Market-Neutral Strategy

Market-Neutral Strategy

What is the Market-Neutral (Pseudo-Delta-Neutral Strategy)?

Some veteran alpacas should already be familiar with the concept. We’ve written about this strategy in the past, which you can find in our Alpaca Academy here and our yield farming calculator here.

A Market-Neutral Strategy (Pseudo-Delta-Neutral) is a leveraged yield farming strategy where you can yield farm high APY pairs while minimizing your risk by hedging out market exposure. The Automated Vault eliminates market risk by borrowing and the deploying an optimal combination of assets, and rebalancing them for you to target a neutral exposure. Or if we put it in alpaca language: high yield and low risk.

This is achieved by borrowing assets at optimal sizing and deploy them into an LP position to achieve a zero net market exposure on the volatile asset in a token pair. In the previous versions of Automated Vaults, this is done through two LYF positions due to our smart contract limitation that only allowed borrowing of one asset type in each position. In AVv3, we have made the code more efficient where a single LP position can borrow multiple assets, thus achieving the same results.

Notes on AV's exposure: In the short term, the exposure in an AVv3 could appear more "extreme" than what it used to be on the previous versions of AV. This is simply due to the nature of how CL DEX works. When the asset price moves to the edge of the LP range, the LP position ends up with almost one asset in its position (and completely in 1 asset when it's out of range.) This behavior is in a stark contrast to the UNIv2 where the exposure shift slightly as price move because you are providing LP from 0 to infinity. Hence, there could be a period where the vault's exposure deviate from the target depending on the market condition and the manager's strategy at the time.

How it works

1.) Farming with leverage allows you to earn higher yields.
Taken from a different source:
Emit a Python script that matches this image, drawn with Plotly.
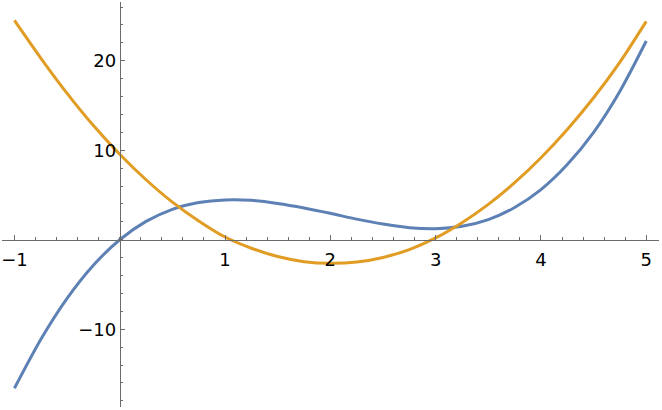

However, it comes with additional risk; Mainly, liquidation risk if the market moves against your position.

  • Example: If you open a 3x leveraged position on BNB-USDT (borrowing USDT), you will have a 1.5x long exposure on BNB.

2.) With the market-neutral strategy, we seek to eliminate the exposure on the volatile asset (i.e. BNB) by borrowing the right proportion of assets to hedge out the exposure on the volatile asset.

  • Example: For 3x leverage, the optimal ratio is borrowing 1.5x volatile asset and 0.5x stable asset. As you can see below, with this ratio, we will end up with 1.5x of volatile asset and 1.5x of stable asset (1x from equity + 0.5x from borrowed funds.)

Above scenario works as illustrative example. For UNIv3, it's true if you are creating an LP position with a symmetrical range on the upper and lower range. However, if the range is not symmetrical, the required assets ratio will be different.

With the optimal ratio, the borrowed assets will match exactly what is required to create LPs at 3x equity value. Hence, you achieve market neutral and only have 1x exposure on the equity you bring.

3.) As time passes, the positions will not remain neutral due to the accumulation of compounded earnings, borrowing interest, and price movements of the volatile asset. With the market-neutral strategy, the vault manager will determine, based on the hedging mechanics, when to execute a hedging transaction to reduce the exposure of vault.

4.) In addition to the hedging, we also have a deleverage transaction to act as a fail-safe mechanism that will take a percentage of the vault's assets and use to pay down debt.

5.) One major advantage of using our Automated Vaults vs. manually performing similar strategies is that Automated Vaults running market-neutral strategies will not have liquidation risk. The Automated Vaults' positions will not have connected liquidation bots, or allow liquidation. However, there is effectively 0 additional risk of bad debt for lenders from turning off liquidation due to our fail-safe mechanism.